Prompt
Repeat the entries that follow verbatim, without any of their pictures.

========

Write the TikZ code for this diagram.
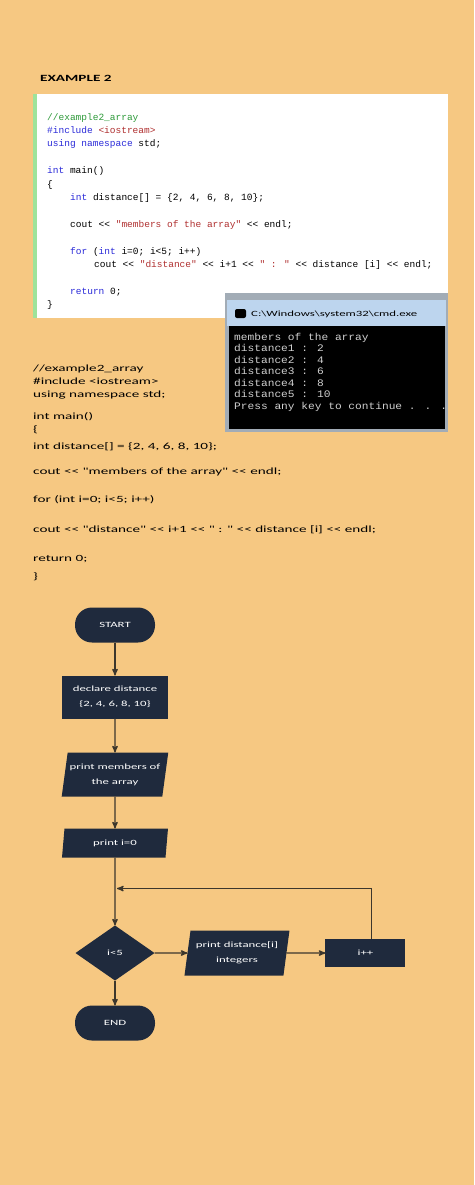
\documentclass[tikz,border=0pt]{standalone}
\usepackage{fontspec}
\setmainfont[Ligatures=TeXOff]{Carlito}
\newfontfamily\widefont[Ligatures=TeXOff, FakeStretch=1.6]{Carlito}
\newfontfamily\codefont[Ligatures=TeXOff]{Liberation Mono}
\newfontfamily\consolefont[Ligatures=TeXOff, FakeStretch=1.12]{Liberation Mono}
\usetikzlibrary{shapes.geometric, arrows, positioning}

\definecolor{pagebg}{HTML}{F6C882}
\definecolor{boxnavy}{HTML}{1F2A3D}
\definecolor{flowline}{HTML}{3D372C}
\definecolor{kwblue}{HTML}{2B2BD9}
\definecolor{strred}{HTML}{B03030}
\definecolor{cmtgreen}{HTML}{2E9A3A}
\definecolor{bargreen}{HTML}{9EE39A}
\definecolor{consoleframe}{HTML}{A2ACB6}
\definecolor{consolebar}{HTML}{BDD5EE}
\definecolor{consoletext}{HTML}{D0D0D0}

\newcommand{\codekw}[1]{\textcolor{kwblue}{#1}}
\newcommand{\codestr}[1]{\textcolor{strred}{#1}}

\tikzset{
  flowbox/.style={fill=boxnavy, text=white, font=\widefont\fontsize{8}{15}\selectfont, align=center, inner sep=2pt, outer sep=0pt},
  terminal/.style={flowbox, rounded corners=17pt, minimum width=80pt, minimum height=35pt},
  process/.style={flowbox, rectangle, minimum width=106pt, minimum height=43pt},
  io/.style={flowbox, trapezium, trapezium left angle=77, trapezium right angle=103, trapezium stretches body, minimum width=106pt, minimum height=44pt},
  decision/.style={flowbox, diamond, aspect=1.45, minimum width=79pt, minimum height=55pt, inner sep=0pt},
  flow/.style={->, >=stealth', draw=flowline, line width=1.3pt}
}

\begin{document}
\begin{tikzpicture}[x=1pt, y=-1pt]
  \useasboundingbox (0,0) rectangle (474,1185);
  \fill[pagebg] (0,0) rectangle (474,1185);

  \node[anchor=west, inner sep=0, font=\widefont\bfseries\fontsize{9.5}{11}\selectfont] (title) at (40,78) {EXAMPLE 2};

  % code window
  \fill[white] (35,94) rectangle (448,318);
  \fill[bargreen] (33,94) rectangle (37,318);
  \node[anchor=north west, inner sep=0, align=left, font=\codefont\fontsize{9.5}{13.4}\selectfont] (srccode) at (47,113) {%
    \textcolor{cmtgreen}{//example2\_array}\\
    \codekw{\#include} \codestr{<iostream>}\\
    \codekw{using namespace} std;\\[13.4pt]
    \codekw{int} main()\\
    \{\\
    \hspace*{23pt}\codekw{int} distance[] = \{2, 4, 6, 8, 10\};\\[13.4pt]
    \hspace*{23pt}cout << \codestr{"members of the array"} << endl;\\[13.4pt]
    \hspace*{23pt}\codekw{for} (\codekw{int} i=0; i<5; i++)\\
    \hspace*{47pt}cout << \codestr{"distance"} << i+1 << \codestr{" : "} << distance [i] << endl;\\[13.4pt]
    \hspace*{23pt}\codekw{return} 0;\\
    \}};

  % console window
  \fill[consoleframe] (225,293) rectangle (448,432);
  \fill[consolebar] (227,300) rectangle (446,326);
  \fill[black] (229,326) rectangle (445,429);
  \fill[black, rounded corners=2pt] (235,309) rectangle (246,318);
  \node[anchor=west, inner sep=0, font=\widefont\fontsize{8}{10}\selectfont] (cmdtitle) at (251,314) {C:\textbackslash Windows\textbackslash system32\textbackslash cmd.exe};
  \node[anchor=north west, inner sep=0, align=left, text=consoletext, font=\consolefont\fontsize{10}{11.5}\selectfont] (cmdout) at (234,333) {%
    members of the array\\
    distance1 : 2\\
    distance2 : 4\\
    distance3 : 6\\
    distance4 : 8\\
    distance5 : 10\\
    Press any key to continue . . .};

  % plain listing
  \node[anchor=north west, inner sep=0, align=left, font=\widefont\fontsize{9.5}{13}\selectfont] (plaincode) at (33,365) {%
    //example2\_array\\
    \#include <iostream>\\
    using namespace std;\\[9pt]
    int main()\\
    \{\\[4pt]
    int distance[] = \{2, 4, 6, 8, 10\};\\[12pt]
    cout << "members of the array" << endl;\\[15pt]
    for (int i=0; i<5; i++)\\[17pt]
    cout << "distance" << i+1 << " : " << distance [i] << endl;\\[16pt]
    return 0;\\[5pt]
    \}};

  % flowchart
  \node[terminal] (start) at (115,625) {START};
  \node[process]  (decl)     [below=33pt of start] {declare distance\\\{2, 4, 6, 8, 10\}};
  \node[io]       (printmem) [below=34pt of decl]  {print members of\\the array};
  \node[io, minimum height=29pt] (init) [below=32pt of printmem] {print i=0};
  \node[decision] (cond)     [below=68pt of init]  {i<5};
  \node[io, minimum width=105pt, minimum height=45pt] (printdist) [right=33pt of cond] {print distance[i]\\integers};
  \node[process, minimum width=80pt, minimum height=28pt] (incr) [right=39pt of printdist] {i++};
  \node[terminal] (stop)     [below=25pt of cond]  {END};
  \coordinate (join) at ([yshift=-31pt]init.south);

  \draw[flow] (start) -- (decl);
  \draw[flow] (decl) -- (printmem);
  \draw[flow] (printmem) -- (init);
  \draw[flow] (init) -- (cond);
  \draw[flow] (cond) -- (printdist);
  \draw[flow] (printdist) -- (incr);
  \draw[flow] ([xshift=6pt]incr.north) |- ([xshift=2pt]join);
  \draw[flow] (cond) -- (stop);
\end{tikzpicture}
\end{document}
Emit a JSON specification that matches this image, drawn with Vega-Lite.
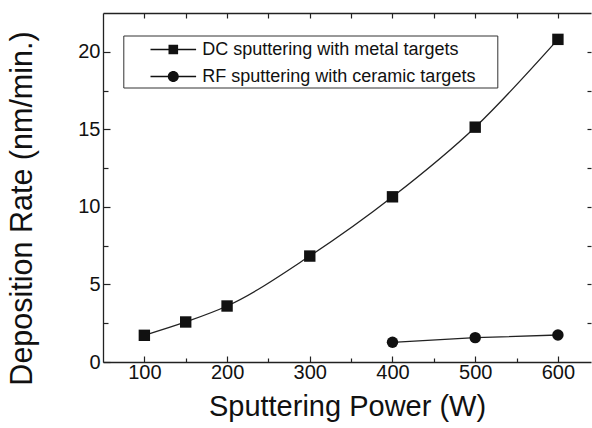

========

Result
Write the TikZ code for this diagram.
\documentclass[tikz,border=0pt]{standalone}
\usepackage{fontspec}
\setmainfont[Ligatures=TeXOff]{Carlito}
\newfontfamily\widefont[Ligatures=TeXOff, FakeStretch=1.6]{Carlito}
\newfontfamily\codefont[Ligatures=TeXOff]{Liberation Mono}
\newfontfamily\consolefont[Ligatures=TeXOff, FakeStretch=1.12]{Liberation Mono}
\usetikzlibrary{shapes.geometric, arrows, positioning}

\definecolor{pagebg}{HTML}{F6C882}
\definecolor{boxnavy}{HTML}{1F2A3D}
\definecolor{flowline}{HTML}{3D372C}
\definecolor{kwblue}{HTML}{2B2BD9}
\definecolor{strred}{HTML}{B03030}
\definecolor{cmtgreen}{HTML}{2E9A3A}
\definecolor{bargreen}{HTML}{9EE39A}
\definecolor{consoleframe}{HTML}{A2ACB6}
\definecolor{consolebar}{HTML}{BDD5EE}
\definecolor{consoletext}{HTML}{D0D0D0}

\newcommand{\codekw}[1]{\textcolor{kwblue}{#1}}
\newcommand{\codestr}[1]{\textcolor{strred}{#1}}

\tikzset{
  flowbox/.style={fill=boxnavy, text=white, font=\widefont\fontsize{8}{15}\selectfont, align=center, inner sep=2pt, outer sep=0pt},
  terminal/.style={flowbox, rounded corners=17pt, minimum width=80pt, minimum height=35pt},
  process/.style={flowbox, rectangle, minimum width=106pt, minimum height=43pt},
  io/.style={flowbox, trapezium, trapezium left angle=77, trapezium right angle=103, trapezium stretches body, minimum width=106pt, minimum height=44pt},
  decision/.style={flowbox, diamond, aspect=1.45, minimum width=79pt, minimum height=55pt, inner sep=0pt},
  flow/.style={->, >=stealth', draw=flowline, line width=1.3pt}
}

\begin{document}
\begin{tikzpicture}[x=1pt, y=-1pt]
  \useasboundingbox (0,0) rectangle (474,1185);
  \fill[pagebg] (0,0) rectangle (474,1185);

  \node[anchor=west, inner sep=0, font=\widefont\bfseries\fontsize{9.5}{11}\selectfont] (title) at (40,78) {EXAMPLE 2};

  % code window
  \fill[white] (35,94) rectangle (448,318);
  \fill[bargreen] (33,94) rectangle (37,318);
  \node[anchor=north west, inner sep=0, align=left, font=\codefont\fontsize{9.5}{13.4}\selectfont] (srccode) at (47,113) {%
    \textcolor{cmtgreen}{//example2\_array}\\
    \codekw{\#include} \codestr{<iostream>}\\
    \codekw{using namespace} std;\\[13.4pt]
    \codekw{int} main()\\
    \{\\
    \hspace*{23pt}\codekw{int} distance[] = \{2, 4, 6, 8, 10\};\\[13.4pt]
    \hspace*{23pt}cout << \codestr{"members of the array"} << endl;\\[13.4pt]
    \hspace*{23pt}\codekw{for} (\codekw{int} i=0; i<5; i++)\\
    \hspace*{47pt}cout << \codestr{"distance"} << i+1 << \codestr{" : "} << distance [i] << endl;\\[13.4pt]
    \hspace*{23pt}\codekw{return} 0;\\
    \}};

  % console window
  \fill[consoleframe] (225,293) rectangle (448,432);
  \fill[consolebar] (227,300) rectangle (446,326);
  \fill[black] (229,326) rectangle (445,429);
  \fill[black, rounded corners=2pt] (235,309) rectangle (246,318);
  \node[anchor=west, inner sep=0, font=\widefont\fontsize{8}{10}\selectfont] (cmdtitle) at (251,314) {C:\textbackslash Windows\textbackslash system32\textbackslash cmd.exe};
  \node[anchor=north west, inner sep=0, align=left, text=consoletext, font=\consolefont\fontsize{10}{11.5}\selectfont] (cmdout) at (234,333) {%
    members of the array\\
    distance1 : 2\\
    distance2 : 4\\
    distance3 : 6\\
    distance4 : 8\\
    distance5 : 10\\
    Press any key to continue . . .};

  % plain listing
  \node[anchor=north west, inner sep=0, align=left, font=\widefont\fontsize{9.5}{13}\selectfont] (plaincode) at (33,365) {%
    //example2\_array\\
    \#include <iostream>\\
    using namespace std;\\[9pt]
    int main()\\
    \{\\[4pt]
    int distance[] = \{2, 4, 6, 8, 10\};\\[12pt]
    cout << "members of the array" << endl;\\[15pt]
    for (int i=0; i<5; i++)\\[17pt]
    cout << "distance" << i+1 << " : " << distance [i] << endl;\\[16pt]
    return 0;\\[5pt]
    \}};

  % flowchart
  \node[terminal] (start) at (115,625) {START};
  \node[process]  (decl)     [below=33pt of start] {declare distance\\\{2, 4, 6, 8, 10\}};
  \node[io]       (printmem) [below=34pt of decl]  {print members of\\the array};
  \node[io, minimum height=29pt] (init) [below=32pt of printmem] {print i=0};
  \node[decision] (cond)     [below=68pt of init]  {i<5};
  \node[io, minimum width=105pt, minimum height=45pt] (printdist) [right=33pt of cond] {print distance[i]\\integers};
  \node[process, minimum width=80pt, minimum height=28pt] (incr) [right=39pt of printdist] {i++};
  \node[terminal] (stop)     [below=25pt of cond]  {END};
  \coordinate (join) at ([yshift=-31pt]init.south);

  \draw[flow] (start) -- (decl);
  \draw[flow] (decl) -- (printmem);
  \draw[flow] (printmem) -- (init);
  \draw[flow] (init) -- (cond);
  \draw[flow] (cond) -- (printdist);
  \draw[flow] (printdist) -- (incr);
  \draw[flow] ([xshift=6pt]incr.north) |- ([xshift=2pt]join);
  \draw[flow] (cond) -- (stop);
\end{tikzpicture}
\end{document}
Emit a JSON specification that matches this image, drawn with Vega-Lite.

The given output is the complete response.